Now, why did God allow me, an uneducated and unknown person to serve Him? My only guess is that God may have wanted to use this sorry case to prove that, with God nothing will be impossible (Luke 1:37). All I know for sure is that as I saw the damage being done to families and the morals of our country by the feminist movement, I decided I needed to study God’s Word to learn what it said about the woman’s role in His plan. I looked up every verse that had anything to do with women, girls, men, and marriage. My husband urged me to make notes of the things I was learning, and slowly God revealed His design for biblical womanhood. Finally, I felt compelled to write these things in book form, even though it seemed absolutely ridiculous for me to do so. I wanted for at least my daughters to know these things. So, with a shoebox full of notes and my Bible, I began an arduous three-year battle. I began with a very sorry manuscript that was so poorly written it needed much help from others who knew more about writing than I did. Writing and rewriting became very discouraging. Only through much prayer and Rick’s and our then pastor’s encouragement kept me from quitting.

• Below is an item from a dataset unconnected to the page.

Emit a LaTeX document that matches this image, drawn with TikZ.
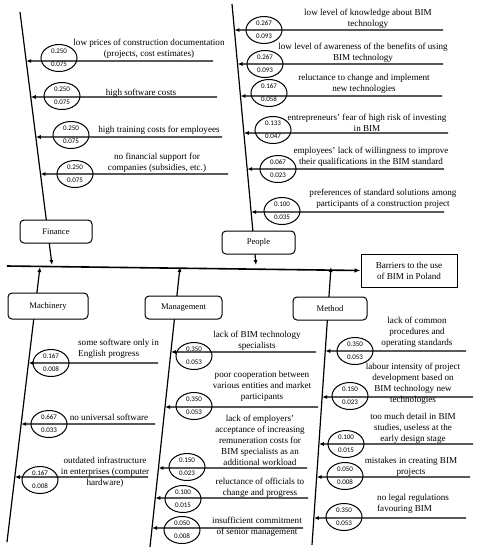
\documentclass[tikz,border=0pt]{standalone}
\usepackage{fontspec}
\setmainfont{Liberation Serif}
\newfontfamily\numfont{Carlito}
\usetikzlibrary{arrows.meta,shapes.geometric,intersections,calc}
\tikzset{
  arr/.style={line width=1.2pt,-{Latex[length=5pt,width=4pt]}},
  spine/.style={line width=1.2pt,-{Latex[length=5pt,width=4pt]}},
  mainln/.style={line width=1.6pt,-{Latex[length=6pt,width=4.5pt]}},
  val/.style={draw,ellipse,line width=1pt,minimum width=36pt,minimum height=27pt,inner sep=0pt},
  num/.style={inner sep=0pt,font=\numfont\fontsize{7}{8}\selectfont},
  txt/.style={inner sep=0pt,align=center,font=\fontsize{9.1}{11}\selectfont},
  txtl/.style={inner sep=0pt,align=left,font=\fontsize{9.1}{11}\selectfont},
  cat/.style={draw,rounded corners=4pt,fill=white,line width=1pt,inner sep=0pt,font=\fontsize{8.6}{10}\selectfont},
  effect/.style={draw,fill=white,line width=1pt,inner sep=0pt,align=center,font=\fontsize{9.1}{11}\selectfont}
}
\newcommand\cl[4]{%
  \coordinate (#1s) at (#3,#4);
  \path[name path=h#1] (#1s) -- (0,#4);
  \path[name intersections={of=#2 and h#1, by=#1e}];
  \draw[arr] (#1s) -- (#1e);}
\newcommand\vals[5]{%
  \node[val] (#1o) at (#2,#3) {};
  \node[num] (#1a) at ([yshift=6.5pt]#1o.center) {#4};
  \node[num] (#1b) at ([yshift=-6.5pt]#1o.center) {#5};}
\begin{document}
\begin{tikzpicture}[x=1pt,y=-1pt]
\useasboundingbox (0,0) rectangle (477,550);
% spines
\coordinate (Ft) at (20,12); \coordinate (Fb) at (52,265);
\coordinate (Pt) at (232,4); \coordinate (Pb) at (256,265);
\coordinate (Mb) at (7,542); \coordinate (Mt) at (40,267);
\coordinate (Gb) at (150,547); \coordinate (Gt) at (180,267);
\coordinate (Tb) at (312,545); \coordinate (Tt) at (331,267);
\coordinate (L0) at (7,266);
\draw[spine,name path=spF] (Ft) -- (Fb);
\draw[spine,name path=spP] (Pt) -- (Pb);
\draw[spine,name path=spM] (Mb) -- (Mt);
\draw[spine,name path=spG] (Gb) -- (Gt);
\draw[spine,name path=spT] (Tb) -- (Tt);
\node[effect,minimum width=96pt,minimum height=33pt] (eff) at (409,270.5) {Barriers to the use\\of BIM in Poland};
\draw[mainln] (L0) -- (eff.west);
% category boxes
\node[cat,minimum width=72pt,minimum height=23pt] (fin) at (56,231.5) {Finance};
\node[cat,minimum width=73pt,minimum height=23pt] (peo) at (258.5,242.5) {People};
\node[cat,minimum width=80pt,minimum height=26pt] (mac) at (48,306) {Machinery};
\node[cat,minimum width=77pt,minimum height=23pt] (man) at (183.5,307.5) {Management};
\node[cat,minimum width=74pt,minimum height=23pt] (met) at (330,308.5) {Method};
% Finance
\cl{F1}{spF}{213}{61} \vals{F1}{59}{58}{0.250}{0.075}
\node[txt] (F1t) at (149,48.5) {low prices of construction documentation\\(projects, cost estimates)};
\cl{F2}{spF}{217}{97} \vals{F2}{62}{96}{0.250}{0.075}
\node[txt] (F2t) at (141,93) {high software costs};
\cl{F3}{spF}{222}{137} \vals{F3}{71}{135}{0.250}{0.075}
\node[txt] (F3t) at (159,130) {high training costs for employees};
\cl{F4}{spF}{228}{174} \vals{F4}{75}{174}{0.250}{0.075}
\node[txt] (F4t) at (157,162.5) {no financial support for\\companies (subsidies, etc.)};
% People
\cl{P1}{spP}{443}{30} \vals{P1}{264}{30}{0.267}{0.093}
\node[txt] (P1t) at (368,19) {low level of knowledge about BIM\\technology};
\cl{P2}{spP}{443}{64} \vals{P2}{265}{64}{0.267}{0.093}
\node[txt] (P2t) at (363,53) {low level of awareness of the benefits of using\\BIM technology};
\cl{P3}{spP}{442}{96} \vals{P3}{269}{93}{0.167}{0.058}
\node[txt] (P3t) at (364,83.5) {reluctance to change and implement\\new technologies};
\cl{P4}{spP}{448}{133} \vals{P4}{273}{130}{0.133}{0.047}
\node[txt] (P4t) at (367,122.5) {entrepreneurs' fear of high risk of investing\\in BIM};
\cl{P5}{spP}{444}{169} \vals{P5}{278}{169}{0.067}{0.023}
\node[txt] (P5t) at (371,156.5) {employees' lack of willingness to improve\\their qualifications in the BIM standard};
\cl{P6}{spP}{444}{212} \vals{P6}{282}{211}{0.100}{0.035}
\node[txt] (P6t) at (383,198.5) {preferences of standard solutions among\\participants of a construction project};
% Machinery
\cl{M1}{spM}{158}{363} \vals{M1}{51}{363}{0.167}{0.008}
\node[txtl,anchor=west] (M1t) at (78,349) {some software only in\\English progress};
\cl{M2}{spM}{155}{424} \vals{M2}{49}{424}{0.667}{0.033}
\node[txt] (M2t) at (109,417) {no universal software};
\cl{M3}{spM}{148}{477} \vals{M3}{40}{480}{0.167}{0.008}
\node[txt] (M3t) at (105,472) {outdated infrastructure\\in enterprises (computer\\hardware)};
% Management
\cl{G1}{spG}{316}{352} \vals{G1}{194}{356}{0.350}{0.053}
\node[txt] (G1t) at (257,341) {lack of BIM technology\\specialists};
\cl{G2}{spG}{318}{407} \vals{G2}{194}{406}{0.350}{0.053}
\node[txt] (G2t) at (262,386) {poor cooperation between\\various entities and market\\participants};
\cl{G3}{spG}{307}{468} \vals{G3}{187}{467}{0.150}{0.023}
\node[txt] (G3t) at (260,440) {lack of employers'\\acceptance of increasing\\remuneration costs for\\BIM specialists as an\\additional workload};
\cl{G4}{spG}{308}{498} \vals{G4}{183}{499}{0.100}{0.015}
\node[txt] (G4t) at (260,487.5) {reluctance of officials to\\change and progress};
\cl{G5}{spG}{303}{528} \vals{G5}{182}{530}{0.050}{0.008}
\node[txt] (G5t) at (257,527) {insufficient commitment\\of senior management};
% Method
\cl{T1}{spT}{466}{351} \vals{T1}{355}{351}{0.350}{0.053}
\node[txt] (T1t) at (417,332) {lack of common\\procedures and\\operating standards};
\cl{T2}{spT}{473}{397} \vals{T2}{350}{396}{0.150}{0.023}
\node[txt] (T2t) at (413,383.5) {labour intensity of project\\development based on\\BIM technology new\\technologies};
\cl{T3}{spT}{473}{444} \vals{T3}{346}{444}{0.100}{0.015}
\node[txt] (T3t) at (413,428) {too much detail in BIM\\studies, useless at the\\early design stage};
\cl{T4}{spT}{470}{477} \vals{T4}{345}{476}{0.050}{0.008}
\node[txt] (T4t) at (411,466.5) {mistakes in creating BIM\\projects};
\cl{T5}{spT}{466}{518} \vals{T5}{344}{517}{0.350}{0.053}
\node[txtl,anchor=west] (T5t) at (377,503.5) {no legal regulations\\favouring BIM};
\end{tikzpicture}
\end{document}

Was it the hand of God using all that He had allowed in my life and had taught me up to that point?  I did not know at the time. Rick and I just dedicated the book to God and had no idea what He would do with it. I did not go on speaking tours nor did we promote the book or do any special advertising. Its acceptance slowly began to sell, primarily in the homeschool market where Rick’s book, What the Bible Says About Child Training, was playing a major role.  God took it from there–-much to my astonishment. Eventually, I did timidly, and not very successfully, give a few public speeches. But for the most part, the book was promoted by women primarily through word of mouth. Soon classes on biblical womanhood were formed in many states throughout America. May God receive the glory!

As for me, I am no different than any other woman. I often cringe when someone praises me as if I am someone special-–I’m not!  I recently spent a day in so much pain that I just sat down in my lounge chair, covered myself with my “blanky” and began to feel sorry for myself. Finally, I whispered a pitiful prayer for God to give me a measure of relief. Without knowing how sorry I was feeling for myself, Rick came in from his office and said, “Do you want to get away from all this?  I have to go to the post office; do you want to go for a ride with me.”  Immediately, I started to cry. Here was my undeserved answer to prayer from my sweetheart. How could I feel sorry for myself when God is so merciful and gracious and my husband so sweet to think of me?

However, the very next day I was feeling extremely tired and very grumpy. What did I do?  Remember the day before? No, I was grumpy with my husband over the smallest thing that happened; requiring me to apologize for my poor attitude. So, if a reader receives anything of value from the book that God placed in their hands, please praise and glorify Him—not me! I often struggle just like anyone else.

The women who deserve recognition, are those who have given of themselves for years to host and lead Bible classes based on this book. They are the ones who have gone forth and done that which I could not do. They have spent hours studying, teaching, and mentoring other women. They have held the hands and prayed with women who are in pain. They have been instrumental in helping God improve many marriages and save multiple families from divorce and pain. Some of the women they have tried to help have rejected their teaching and even rejected them personally. Yet, they keep on spreading seeds to many other women; some of whom have gone on to conduct classes on their own. These women are champions in my eyes and worthy of great respect, not me. As Fanny Crosby’s great hymn sings this praise to God, “To God be the glory, great things, He hath done!”